For auto loans, the lender sends a lien release to the state DMV once the loan is paid off. In states using electronic lien and title systems, this can happen within days. In states still using paper titles, the lender mails you a release document or the clean title itself, and you may need to submit paperwork to the DMV to finalize the process. Either way, keep your payoff confirmation until the title shows up in your name with no lienholder listed.
For business liens perfected through a UCC-1 filing, the lender should file a UCC-3 termination statement with the Secretary of State after the debt is satisfied. If the lender doesn’t file, you can submit a demand for termination. The lender then has 20 days under most states’ versions of the Uniform Commercial Code to comply.
One detail that catches many homeowners off guard: the company collecting your mortgage payment can change without your involvement. When servicing rights transfer, your voluntary lien stays exactly the same, but you now owe payments to a different company. Federal regulations require the outgoing servicer to notify you at least 15 days before the transfer takes effect, and the incoming servicer must notify you within 15 days after. During the 60-day transition period, a payment sent to the old servicer in good faith cannot be treated as late.

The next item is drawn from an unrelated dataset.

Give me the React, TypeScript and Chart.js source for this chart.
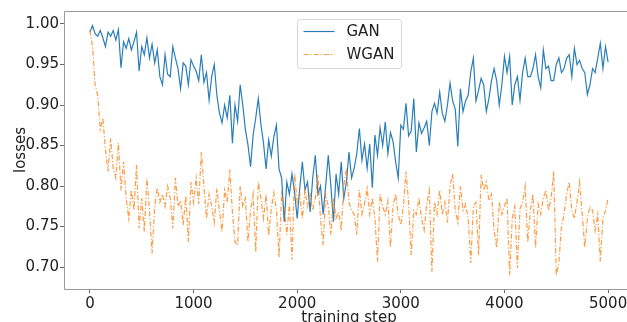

The line between voluntary and involuntary liens comes down to one question: did you agree to it?
From a practical standpoint, the most important difference is control. You can avoid voluntary liens entirely by not borrowing against your assets. Involuntary liens, by contrast, can appear without warning and often signal a serious financial problem that needs immediate attention. Since 2018, the three major credit bureaus no longer include tax liens or civil judgments on credit reports, but an involuntary lien still clouds your property title and can block a sale or refinance until it’s resolved.